On one hand I am being harsh, and that harshness points at something that's missing. At the same time, I should be thrilled with what I have -- I do have a personal workstation. By using Google Desktop search, all the text, e-mail -- everything on my system is accessible. Through a "broadband" cable modem connection, I can link to practically any information source on a global basis, and have the server end generally be the constrained resource. But at the same time, as I think about what it would take to craft a more amenable access to point into a person information ecology, I encounter the modern malaise -- too many choices and not enough guidance.

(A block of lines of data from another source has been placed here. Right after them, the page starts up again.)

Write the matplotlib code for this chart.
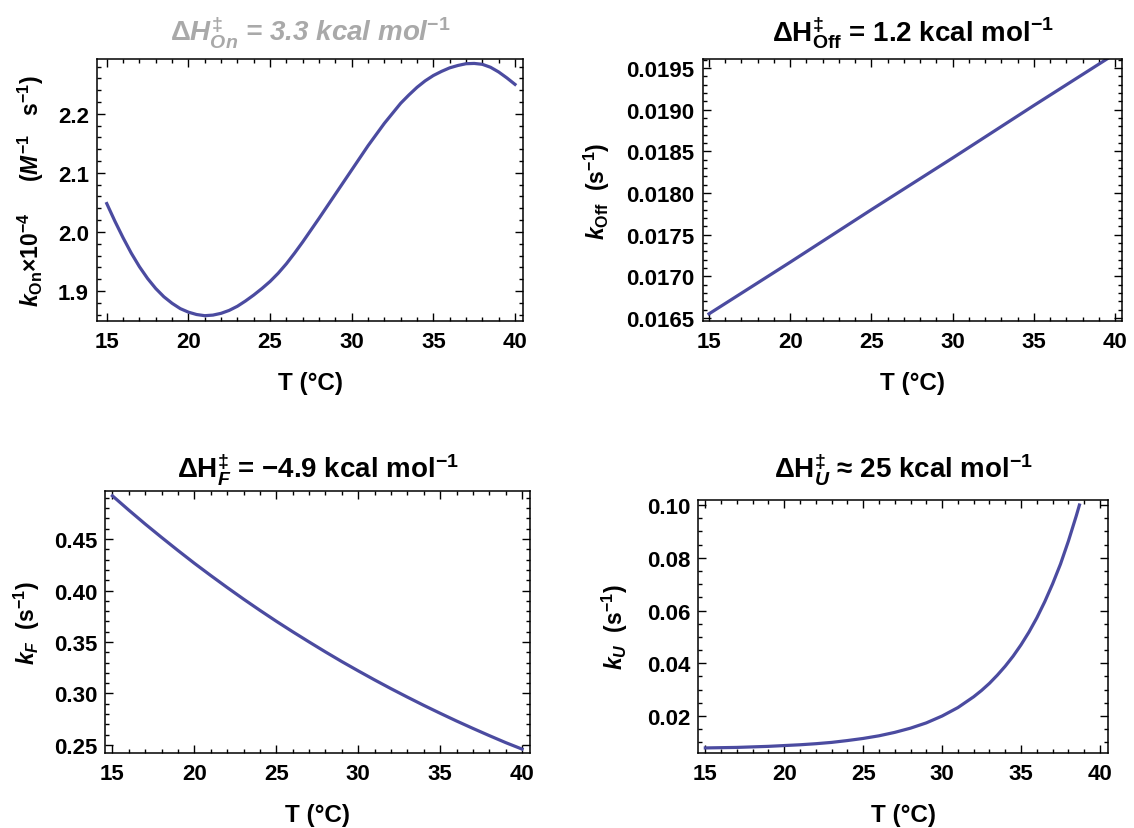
import numpy as np
import matplotlib
matplotlib.use('Agg')
import matplotlib.pyplot as plt
from matplotlib.ticker import MultipleLocator, FormatStrFormatter

plt.rcParams['font.family'] = ['Liberation Sans', 'DejaVu Sans']
plt.rcParams['font.weight'] = 'bold'
plt.rcParams['mathtext.fontset'] = 'custom'
plt.rcParams['mathtext.rm'] = 'Liberation Sans:bold'
plt.rcParams['mathtext.it'] = 'Liberation Sans:italic:bold'
plt.rcParams['mathtext.bf'] = 'Liberation Sans:bold'

# k_on x 1e-4 (M^-1 s^-1) vs T
T_on = [15, 15.5, 16, 16.5, 17, 17.5, 18, 18.5, 19, 19.5, 20, 20.5, 21, 21.5,
        22, 22.5, 23, 23.5, 24, 24.5, 25, 25.5, 26, 26.5, 27, 28, 29, 30, 31,
        32, 33, 33.5, 34, 34.5, 35, 35.5, 36, 36.5, 37, 37.5, 38, 38.5, 39,
        39.5, 40]
k_on = [2.048, 2.018, 1.990, 1.964, 1.941, 1.921, 1.904, 1.890, 1.879, 1.870,
        1.864, 1.860, 1.858, 1.859, 1.862, 1.867, 1.874, 1.883, 1.893, 1.904,
        1.916, 1.930, 1.946, 1.964, 1.983, 2.023, 2.064, 2.105, 2.146, 2.184,
        2.218, 2.232, 2.245, 2.256, 2.265, 2.272, 2.278, 2.282, 2.285, 2.2855,
        2.284, 2.279, 2.271, 2.261, 2.250]

# k_off (s^-1)
T_off = [15, 20, 25, 30, 35, 40]
k_off = [0.01655, 0.01717, 0.01780, 0.01842, 0.01905, 0.01967]

# k_F (s^-1)
T_f = [15, 16, 17, 18, 19, 20, 21, 22, 23, 24, 25, 26, 27, 28, 29, 30,
       31, 32, 33, 34, 35, 36, 37, 38, 39, 40]
k_f = [0.4920, 0.4781, 0.4646, 0.4516, 0.4389, 0.4265, 0.4146, 0.4030, 0.3917,
       0.3808, 0.3702, 0.3600, 0.3501, 0.3404, 0.3310, 0.3220, 0.3132, 0.3047,
       0.2965, 0.2885, 0.2808, 0.2733, 0.2661, 0.2591, 0.2523, 0.2460]

# k_U (s^-1)
T_u = [15, 16, 17, 18, 19, 20, 21, 22, 23, 24, 25, 26, 27, 28, 29, 30, 31,
       32, 32.5, 33, 33.5, 34, 34.5, 35, 35.5, 36, 36.5, 37, 37.5, 38, 38.5, 38.7]
k_u = [0.0079, 0.0080, 0.0081, 0.0083, 0.0085, 0.0088, 0.0091, 0.0095, 0.0100,
       0.0107, 0.0115, 0.0125, 0.0138, 0.0154, 0.0174, 0.0200, 0.0232, 0.0273,
       0.0297, 0.0324, 0.0355, 0.0389, 0.0427, 0.0470, 0.0518, 0.0572, 0.0633,
       0.0701, 0.0776, 0.0863, 0.0959, 0.1000]

line_col = '#4b4ba0'
W, H = 1134, 829

fig = plt.figure(figsize=(W / 100, H / 100), dpi=100)

panels = [
    dict(T=T_on, k=k_on, box=(97.3, 523, 60, 322), xlim=(14.42, 40.49), ylim=(1.849, 2.293),
         major=0.1, minor=0.02, fmt='%.1f',
         title=r'$\Delta H^{\ddagger}_{On}$ = 3.3 kcal mol$^{-1}$', tcol='#a9a9a9', tstyle='italic',
         ylabel=r'$k_{\mathrm{On}}$×10$^{-4}$     ($M^{-1}$   s$^{-1}$)', ylx=31, tly=33),
    dict(T=T_off, k=k_off, box=(703, 1122, 60, 322), xlim=(14.63, 40.43), ylim=(0.016464, 0.019608),
         major=0.0005, minor=0.0001, fmt='%.4f',
         title=r'$\Delta$H$^{\ddagger}_{\mathrm{Off}}$ = 1.2 kcal mol$^{-1}$', tcol='black', tstyle='normal',
         ylabel=r'$k_{\mathrm{Off}}$  (s$^{-1}$)', ylx=597, tly=33),
    dict(T=T_f, k=k_f, box=(105.4, 530.4, 492, 754), xlim=(14.57, 40.51), ylim=(0.2422, 0.4967),
         major=0.05, minor=0.01, fmt='%.2f',
         title=r'$\Delta$H$^{\ddagger}_{F}$ = −4.9 kcal mol$^{-1}$', tcol='black', tstyle='normal',
         ylabel=r'$k_{F}$  (s$^{-1}$)', ylx=27, tly=470),
    dict(T=T_u, k=k_u, box=(698.4, 1108, 501, 754), xlim=(14.56, 40.51), ylim=(0.00598, 0.1019),
         major=0.02, minor=0.005, fmt='%.2f',
         title=r'$\Delta$H$^{\ddagger}_{U}$ ≈ 25 kcal mol$^{-1}$', tcol='black', tstyle='normal',
         ylabel=r'$k_{U}$  (s$^{-1}$)', ylx=615, tly=470),
]

for p in panels:
    x0, x1, y0, y1 = p['box']
    ax = fig.add_axes([x0 / W, 1 - y1 / H, (x1 - x0) / W, (y1 - y0) / H])
    ax.plot(p['T'], p['k'], color=line_col, lw=2.3, solid_joinstyle='round')
    ax.set_xlim(*p['xlim'])
    ax.set_ylim(*p['ylim'])
    ax.xaxis.set_major_locator(MultipleLocator(5))
    ax.xaxis.set_minor_locator(MultipleLocator(1))
    ax.yaxis.set_major_locator(MultipleLocator(p['major']))
    ax.yaxis.set_minor_locator(MultipleLocator(p['minor']))
    ax.yaxis.set_major_formatter(FormatStrFormatter(p['fmt']))
    ax.xaxis.set_major_formatter(FormatStrFormatter('%d'))
    ax.tick_params(which='both', direction='in', top=True, right=True, width=1.0)
    ax.tick_params(which='major', length=5.5, labelsize=16)
    ax.tick_params(axis='x', which='major', pad=7)
    ax.tick_params(axis='y', which='major', pad=6)
    ax.tick_params(which='minor', length=3)
    for s in ax.spines.values():
        s.set_linewidth(1.1)
    for lab in ax.get_xticklabels() + ax.get_yticklabels():
        lab.set_fontweight('bold')
    hpx = y1 - y0
    wpx = x1 - x0
    ax.set_xlabel('T (°C)', fontsize=17.5, fontweight='bold', va='center')
    ax.xaxis.set_label_coords(0.5, -62 / hpx)
    ax.set_ylabel(p['ylabel'], fontsize=16.5, fontweight='bold', va='center')
    ax.yaxis.set_label_coords((p['ylx'] - x0) / wpx, 0.5)
    ax.text(0.5, 1 + (y0 - p['tly']) / hpx, p['title'], transform=ax.transAxes,
            ha='center', va='center', fontsize=20, fontweight='bold',
            color=p['tcol'], style=p['tstyle'])

fig.savefig('out.png', dpi=100)
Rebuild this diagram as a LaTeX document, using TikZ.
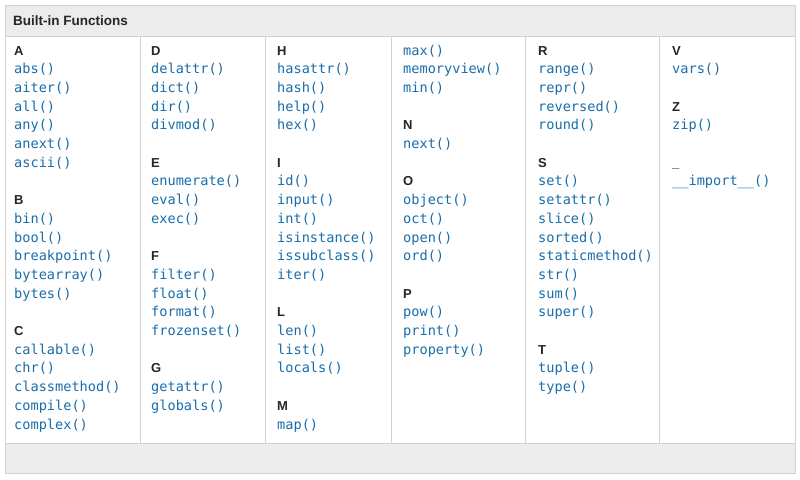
\documentclass[tikz,border=0pt]{standalone}
\usepackage{fontspec}
\setmainfont{Liberation Sans}
\newfontfamily\codefont{DejaVu Sans Mono}
\definecolor{band}{RGB}{236,236,236}
\definecolor{ruleclr}{RGB}{210,210,210}
\definecolor{fnblue}{RGB}{25,110,170}
\begin{document}
\begin{tikzpicture}[x=1pt,y=-1pt,
  letter/.style={anchor=base west,inner sep=0pt,font=\fontsize{13}{13}\selectfont\bfseries,text=black!85},
  fn/.style={anchor=base west,inner sep=0pt,font=\fontsize{13.6}{13.6}\codefont,text=fnblue},
  rule/.style={draw=ruleclr,line width=1pt}]
\useasboundingbox (0,0) rectangle (800,479);
\fill[white] (0,0) rectangle (800,479);
\fill[band] (5,5) rectangle (795,36);
\fill[band] (5,443) rectangle (795,473);
\draw[rule] (5,5) rectangle (795,473);
\draw[rule] (5,36) -- (795,36);
\draw[rule] (5,443) -- (795,443);
\foreach \x in {140,265,391,525,659} \draw[rule] (\x,36) -- (\x,443);
\node[letter,font=\fontsize{13.5}{13.5}\selectfont\bfseries] (title) at (13,25) {Built-in Functions};
\def\ly#1{55+18.7*(#1-1)}
% column 1
\foreach \l/\t in {1/A,9/B,16/C} \node[letter] (c1-\l) at (14,{\ly{\l}}) {\t};
\foreach \l/\t in {2/abs(),3/aiter(),4/all(),5/any(),6/anext(),7/ascii(),10/bin(),11/bool(),12/breakpoint(),13/bytearray(),14/bytes(),17/callable(),18/chr(),19/classmethod(),20/compile(),21/complex()}
  \node[fn] (c1-\l) at (14,{\ly{\l}}) {\t};
% column 2
\foreach \l/\t in {1/D,7/E,12/F,18/G} \node[letter] (c2-\l) at (151,{\ly{\l}}) {\t};
\foreach \l/\t in {2/delattr(),3/dict(),4/dir(),5/divmod(),8/enumerate(),9/eval(),10/exec(),13/filter(),14/float(),15/format(),16/frozenset(),19/getattr(),20/globals()}
  \node[fn] (c2-\l) at (151,{\ly{\l}}) {\t};
% column 3
\foreach \l/\t in {1/H,7/I,15/L,20/M} \node[letter] (c3-\l) at (277,{\ly{\l}}) {\t};
\foreach \l/\t in {2/hasattr(),3/hash(),4/help(),5/hex(),8/id(),9/input(),10/int(),11/isinstance(),12/issubclass(),13/iter(),16/len(),17/list(),18/locals(),21/map()}
  \node[fn] (c3-\l) at (277,{\ly{\l}}) {\t};
% column 4
\foreach \l/\t in {5/N,8/O,14/P} \node[letter] (c4-\l) at (403,{\ly{\l}}) {\t};
\foreach \l/\t in {1/max(),2/memoryview(),3/min(),6/next(),9/object(),10/oct(),11/open(),12/ord(),15/pow(),16/print(),17/property()}
  \node[fn] (c4-\l) at (403,{\ly{\l}}) {\t};
% column 5
\foreach \l/\t in {1/R,7/S,17/T} \node[letter] (c5-\l) at (538,{\ly{\l}}) {\t};
\foreach \l/\t in {2/range(),3/repr(),4/reversed(),5/round(),8/set(),9/setattr(),10/slice(),11/sorted(),12/staticmethod(),13/str(),14/sum(),15/super(),18/tuple(),19/type()}
  \node[fn] (c5-\l) at (538,{\ly{\l}}) {\t};
% column 6
\foreach \l/\t in {1/V,4/Z,7/\_} \node[letter] (c6-\l) at (672,{\ly{\l}}) {\t};
\foreach \l/\t in {2/vars(),5/zip(),8/\_\_import\_\_()}
  \node[fn] (c6-\l) at (672,{\ly{\l}}) {\t};
\end{tikzpicture}
\end{document}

Let's get consultative about this: First and foremost, what is the desired end-state? At the end of the day, what's the desire outcome -- what do you (I) want to have in hand? The first thought that occurs is that I want to be fed. And interesting analogy, and one that has certainly has been dwelled on and dealt with, certainly with the emergence of RSS. But as sophisticated and the web can be spun to feed things to me, and even with he possibility of applying collaborative filtering to my meta-feed stream, it's still a situation where I need to proactively interact with the random and variable information universe out there in a and associative-bordering-on-random fashion. I need to find, then bring back into my environment , some item of interest. Now that item of interest may provoke connection to others, but there is still a linearity; it isn't really "as we may think" because, I think, there is a lot more to how we think, and how we construct connection, than what can be modeled in a 2-d system.
I want a system that keeps all my concerns in a whole and complete fashion. This involves the element of design; I will always been upgrading, tweaking, recontextualizing, and reconnectiong all the various elements on a constant basis, but I want to, at the end of the day, feel confident that all my bases are covered. I don't see any way to get that now. In my mind I can invent some of the necessary, evolutionary pieces -- I think. But it’s hard. The design language isn't quite there. Right now, I feel constrained by the 2-dimensionality of current approaches. That's why I'm working on a 3-d approach that's built on the backbone of existing technologies, but which guides and evolves the user experience toward the world as it is evolving, rather than stuck in the 2-d world as it has been for the past 60 years
Actually I think I will work up a requirements document for the personal information ecology. This is progress.